— Begin Data extract —

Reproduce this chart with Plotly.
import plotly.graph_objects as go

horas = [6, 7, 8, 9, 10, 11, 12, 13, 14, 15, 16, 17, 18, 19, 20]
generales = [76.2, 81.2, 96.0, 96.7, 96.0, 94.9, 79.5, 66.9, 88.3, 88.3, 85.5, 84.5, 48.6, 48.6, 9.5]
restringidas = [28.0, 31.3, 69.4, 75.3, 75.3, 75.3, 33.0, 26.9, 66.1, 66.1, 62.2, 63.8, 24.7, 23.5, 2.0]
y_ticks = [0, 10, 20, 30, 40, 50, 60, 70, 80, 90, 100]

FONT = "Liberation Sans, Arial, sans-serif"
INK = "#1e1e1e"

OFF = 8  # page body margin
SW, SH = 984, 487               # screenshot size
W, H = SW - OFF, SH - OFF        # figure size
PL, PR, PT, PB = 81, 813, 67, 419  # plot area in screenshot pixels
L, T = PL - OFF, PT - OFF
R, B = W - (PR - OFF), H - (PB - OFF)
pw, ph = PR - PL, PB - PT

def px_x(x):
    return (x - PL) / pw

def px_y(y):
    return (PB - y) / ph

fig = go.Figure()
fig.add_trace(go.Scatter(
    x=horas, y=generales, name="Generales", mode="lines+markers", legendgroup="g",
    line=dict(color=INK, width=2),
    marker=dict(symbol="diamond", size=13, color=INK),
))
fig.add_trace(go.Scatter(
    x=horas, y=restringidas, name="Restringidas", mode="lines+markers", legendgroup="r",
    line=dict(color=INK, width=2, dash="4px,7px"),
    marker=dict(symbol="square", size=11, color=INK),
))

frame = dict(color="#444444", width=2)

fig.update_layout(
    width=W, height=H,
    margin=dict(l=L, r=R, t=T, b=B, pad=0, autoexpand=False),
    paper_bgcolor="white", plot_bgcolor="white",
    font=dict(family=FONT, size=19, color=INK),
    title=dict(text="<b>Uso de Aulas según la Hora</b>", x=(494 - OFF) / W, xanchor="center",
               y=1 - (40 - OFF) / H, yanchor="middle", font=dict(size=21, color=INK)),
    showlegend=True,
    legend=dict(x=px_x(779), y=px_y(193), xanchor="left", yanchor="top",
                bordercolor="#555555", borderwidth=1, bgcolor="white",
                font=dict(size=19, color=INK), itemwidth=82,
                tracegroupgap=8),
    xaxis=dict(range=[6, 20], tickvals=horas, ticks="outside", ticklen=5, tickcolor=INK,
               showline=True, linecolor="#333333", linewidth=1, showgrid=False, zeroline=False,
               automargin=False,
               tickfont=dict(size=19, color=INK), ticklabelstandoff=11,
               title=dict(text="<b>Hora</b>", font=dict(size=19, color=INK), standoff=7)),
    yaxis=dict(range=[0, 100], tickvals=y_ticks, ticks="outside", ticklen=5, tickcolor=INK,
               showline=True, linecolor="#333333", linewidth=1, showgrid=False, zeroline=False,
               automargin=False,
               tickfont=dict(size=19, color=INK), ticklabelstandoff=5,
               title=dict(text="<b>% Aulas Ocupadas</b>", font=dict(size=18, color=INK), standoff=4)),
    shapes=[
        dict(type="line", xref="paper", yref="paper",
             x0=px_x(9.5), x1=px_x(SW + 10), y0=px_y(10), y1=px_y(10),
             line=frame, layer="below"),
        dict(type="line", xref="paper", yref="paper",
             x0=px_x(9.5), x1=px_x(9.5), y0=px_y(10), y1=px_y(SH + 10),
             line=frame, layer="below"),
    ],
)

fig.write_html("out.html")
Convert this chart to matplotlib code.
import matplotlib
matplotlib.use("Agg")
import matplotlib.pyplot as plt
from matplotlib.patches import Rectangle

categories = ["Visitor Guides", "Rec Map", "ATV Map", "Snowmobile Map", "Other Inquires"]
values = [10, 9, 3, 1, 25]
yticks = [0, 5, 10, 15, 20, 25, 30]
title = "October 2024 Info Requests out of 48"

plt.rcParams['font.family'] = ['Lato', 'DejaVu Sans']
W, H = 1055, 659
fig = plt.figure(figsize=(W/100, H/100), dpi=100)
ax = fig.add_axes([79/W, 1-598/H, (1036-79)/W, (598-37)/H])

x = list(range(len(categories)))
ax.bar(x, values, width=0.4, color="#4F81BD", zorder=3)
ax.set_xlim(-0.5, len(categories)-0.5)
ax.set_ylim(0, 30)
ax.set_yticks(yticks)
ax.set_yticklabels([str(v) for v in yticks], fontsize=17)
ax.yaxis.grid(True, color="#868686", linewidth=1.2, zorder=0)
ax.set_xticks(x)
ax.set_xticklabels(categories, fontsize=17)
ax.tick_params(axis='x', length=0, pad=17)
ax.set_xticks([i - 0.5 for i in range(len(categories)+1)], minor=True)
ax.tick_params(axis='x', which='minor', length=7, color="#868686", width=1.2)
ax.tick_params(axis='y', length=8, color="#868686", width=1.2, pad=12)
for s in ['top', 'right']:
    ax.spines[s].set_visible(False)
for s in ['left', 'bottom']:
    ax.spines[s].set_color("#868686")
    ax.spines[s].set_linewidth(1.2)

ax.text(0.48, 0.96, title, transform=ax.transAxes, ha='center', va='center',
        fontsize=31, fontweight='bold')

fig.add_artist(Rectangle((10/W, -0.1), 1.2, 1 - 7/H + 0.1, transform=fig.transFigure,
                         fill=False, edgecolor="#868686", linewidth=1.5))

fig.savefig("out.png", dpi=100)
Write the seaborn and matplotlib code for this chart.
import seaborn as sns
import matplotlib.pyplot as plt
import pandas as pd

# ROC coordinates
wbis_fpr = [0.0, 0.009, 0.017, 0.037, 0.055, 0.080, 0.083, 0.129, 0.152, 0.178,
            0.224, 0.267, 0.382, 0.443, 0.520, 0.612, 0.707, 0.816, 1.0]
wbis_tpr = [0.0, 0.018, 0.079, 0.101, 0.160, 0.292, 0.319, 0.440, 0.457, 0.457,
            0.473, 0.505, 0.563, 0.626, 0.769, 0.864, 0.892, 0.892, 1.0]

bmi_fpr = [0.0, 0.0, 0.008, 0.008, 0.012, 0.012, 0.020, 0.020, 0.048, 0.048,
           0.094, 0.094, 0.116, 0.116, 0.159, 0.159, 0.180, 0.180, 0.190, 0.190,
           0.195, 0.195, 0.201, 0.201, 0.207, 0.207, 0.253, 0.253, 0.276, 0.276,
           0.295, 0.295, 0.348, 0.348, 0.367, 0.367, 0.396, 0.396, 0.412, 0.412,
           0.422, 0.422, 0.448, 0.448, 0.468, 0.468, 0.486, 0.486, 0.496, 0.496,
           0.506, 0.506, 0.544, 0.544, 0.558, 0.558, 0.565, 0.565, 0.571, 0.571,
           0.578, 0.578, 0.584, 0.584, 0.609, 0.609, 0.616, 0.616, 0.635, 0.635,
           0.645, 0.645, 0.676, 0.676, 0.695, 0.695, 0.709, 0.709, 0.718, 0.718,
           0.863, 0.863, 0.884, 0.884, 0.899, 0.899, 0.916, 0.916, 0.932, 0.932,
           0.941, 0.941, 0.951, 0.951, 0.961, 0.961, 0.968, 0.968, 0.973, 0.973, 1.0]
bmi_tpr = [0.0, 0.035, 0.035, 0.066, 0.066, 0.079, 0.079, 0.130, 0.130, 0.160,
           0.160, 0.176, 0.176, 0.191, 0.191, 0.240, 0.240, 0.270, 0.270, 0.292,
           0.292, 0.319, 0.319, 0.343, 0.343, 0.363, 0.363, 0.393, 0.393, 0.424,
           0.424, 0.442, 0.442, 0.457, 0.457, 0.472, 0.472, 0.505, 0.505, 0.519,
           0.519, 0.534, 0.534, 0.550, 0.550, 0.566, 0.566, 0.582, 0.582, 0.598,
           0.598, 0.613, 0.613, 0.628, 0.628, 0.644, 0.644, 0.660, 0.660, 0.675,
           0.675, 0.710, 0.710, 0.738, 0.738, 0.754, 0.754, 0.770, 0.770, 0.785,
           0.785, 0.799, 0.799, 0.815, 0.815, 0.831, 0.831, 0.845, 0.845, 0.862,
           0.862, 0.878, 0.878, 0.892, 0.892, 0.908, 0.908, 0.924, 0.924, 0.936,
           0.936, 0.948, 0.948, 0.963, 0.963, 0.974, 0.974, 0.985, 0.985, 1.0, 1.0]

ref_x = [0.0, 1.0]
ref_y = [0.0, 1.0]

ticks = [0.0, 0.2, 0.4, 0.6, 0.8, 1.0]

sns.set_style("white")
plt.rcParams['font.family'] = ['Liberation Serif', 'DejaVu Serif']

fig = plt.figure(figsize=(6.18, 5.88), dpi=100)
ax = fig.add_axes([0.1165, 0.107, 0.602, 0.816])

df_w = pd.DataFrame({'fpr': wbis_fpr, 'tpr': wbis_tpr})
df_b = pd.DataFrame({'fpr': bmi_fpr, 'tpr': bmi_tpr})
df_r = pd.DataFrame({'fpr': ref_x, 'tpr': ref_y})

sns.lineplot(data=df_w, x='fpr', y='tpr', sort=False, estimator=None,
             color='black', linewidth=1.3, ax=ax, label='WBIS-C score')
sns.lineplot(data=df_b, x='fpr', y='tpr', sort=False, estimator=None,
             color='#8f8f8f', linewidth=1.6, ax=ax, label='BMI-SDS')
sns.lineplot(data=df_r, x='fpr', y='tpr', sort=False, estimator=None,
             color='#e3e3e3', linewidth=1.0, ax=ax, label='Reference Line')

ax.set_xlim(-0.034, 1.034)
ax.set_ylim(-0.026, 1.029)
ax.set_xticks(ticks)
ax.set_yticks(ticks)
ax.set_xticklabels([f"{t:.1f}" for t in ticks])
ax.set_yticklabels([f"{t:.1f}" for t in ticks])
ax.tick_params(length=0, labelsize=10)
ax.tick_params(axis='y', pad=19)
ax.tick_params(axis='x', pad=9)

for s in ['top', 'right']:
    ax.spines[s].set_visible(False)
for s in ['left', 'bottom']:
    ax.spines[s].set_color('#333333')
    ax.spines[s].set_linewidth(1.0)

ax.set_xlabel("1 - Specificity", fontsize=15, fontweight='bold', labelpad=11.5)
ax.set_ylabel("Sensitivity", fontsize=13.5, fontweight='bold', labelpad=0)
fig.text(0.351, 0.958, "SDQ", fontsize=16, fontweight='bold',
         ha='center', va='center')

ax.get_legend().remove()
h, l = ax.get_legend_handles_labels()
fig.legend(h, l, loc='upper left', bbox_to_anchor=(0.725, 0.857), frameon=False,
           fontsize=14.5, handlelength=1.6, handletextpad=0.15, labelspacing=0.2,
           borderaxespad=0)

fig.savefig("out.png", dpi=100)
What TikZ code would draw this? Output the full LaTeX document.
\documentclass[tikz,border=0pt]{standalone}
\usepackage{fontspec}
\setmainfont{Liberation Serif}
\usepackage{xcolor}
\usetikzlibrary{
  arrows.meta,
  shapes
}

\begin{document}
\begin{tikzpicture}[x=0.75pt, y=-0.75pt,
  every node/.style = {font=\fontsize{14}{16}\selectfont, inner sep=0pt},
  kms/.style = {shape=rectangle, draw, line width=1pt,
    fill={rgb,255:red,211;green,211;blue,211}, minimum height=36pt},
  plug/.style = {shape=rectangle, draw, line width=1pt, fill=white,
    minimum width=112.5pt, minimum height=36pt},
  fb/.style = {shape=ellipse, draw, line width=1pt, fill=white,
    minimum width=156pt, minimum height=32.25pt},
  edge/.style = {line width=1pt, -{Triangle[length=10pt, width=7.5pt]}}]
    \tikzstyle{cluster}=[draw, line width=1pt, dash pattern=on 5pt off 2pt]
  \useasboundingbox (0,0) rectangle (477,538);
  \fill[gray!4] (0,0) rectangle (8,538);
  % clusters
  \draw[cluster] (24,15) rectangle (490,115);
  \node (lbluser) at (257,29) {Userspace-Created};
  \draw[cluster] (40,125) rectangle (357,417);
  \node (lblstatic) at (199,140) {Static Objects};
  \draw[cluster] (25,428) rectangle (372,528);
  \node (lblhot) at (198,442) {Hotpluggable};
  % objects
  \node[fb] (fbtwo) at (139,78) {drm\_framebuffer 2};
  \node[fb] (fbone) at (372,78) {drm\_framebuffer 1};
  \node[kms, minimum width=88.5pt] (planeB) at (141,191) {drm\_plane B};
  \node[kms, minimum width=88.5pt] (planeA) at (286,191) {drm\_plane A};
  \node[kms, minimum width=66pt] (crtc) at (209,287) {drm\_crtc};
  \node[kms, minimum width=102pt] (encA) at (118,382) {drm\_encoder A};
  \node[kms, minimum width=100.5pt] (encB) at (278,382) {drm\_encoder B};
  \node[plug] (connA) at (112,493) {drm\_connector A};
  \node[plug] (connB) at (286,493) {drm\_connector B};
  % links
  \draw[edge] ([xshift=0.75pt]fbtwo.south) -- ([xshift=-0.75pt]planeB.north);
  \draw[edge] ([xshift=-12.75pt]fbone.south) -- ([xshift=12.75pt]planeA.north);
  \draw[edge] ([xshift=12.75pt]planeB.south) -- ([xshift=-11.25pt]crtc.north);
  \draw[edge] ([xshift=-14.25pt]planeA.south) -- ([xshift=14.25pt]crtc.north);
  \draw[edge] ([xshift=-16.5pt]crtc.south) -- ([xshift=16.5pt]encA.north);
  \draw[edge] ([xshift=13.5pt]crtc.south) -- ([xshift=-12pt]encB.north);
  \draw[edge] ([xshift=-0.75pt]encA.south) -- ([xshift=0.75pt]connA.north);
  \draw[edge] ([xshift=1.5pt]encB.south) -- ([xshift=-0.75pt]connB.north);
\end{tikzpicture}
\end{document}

— End Data extract —

What to work on: Print exactly the lines above from the one with "Write the seaborn" to the one with "0.473, 0.505, 0.563, 0.626, 0.769, 0.864, 0.892, 0.892, 1.0]", including both.

Solution for this task:
Write the seaborn and matplotlib code for this chart.
import seaborn as sns
import matplotlib.pyplot as plt
import pandas as pd

# ROC coordinates
wbis_fpr = [0.0, 0.009, 0.017, 0.037, 0.055, 0.080, 0.083, 0.129, 0.152, 0.178,
            0.224, 0.267, 0.382, 0.443, 0.520, 0.612, 0.707, 0.816, 1.0]
wbis_tpr = [0.0, 0.018, 0.079, 0.101, 0.160, 0.292, 0.319, 0.440, 0.457, 0.457,
            0.473, 0.505, 0.563, 0.626, 0.769, 0.864, 0.892, 0.892, 1.0]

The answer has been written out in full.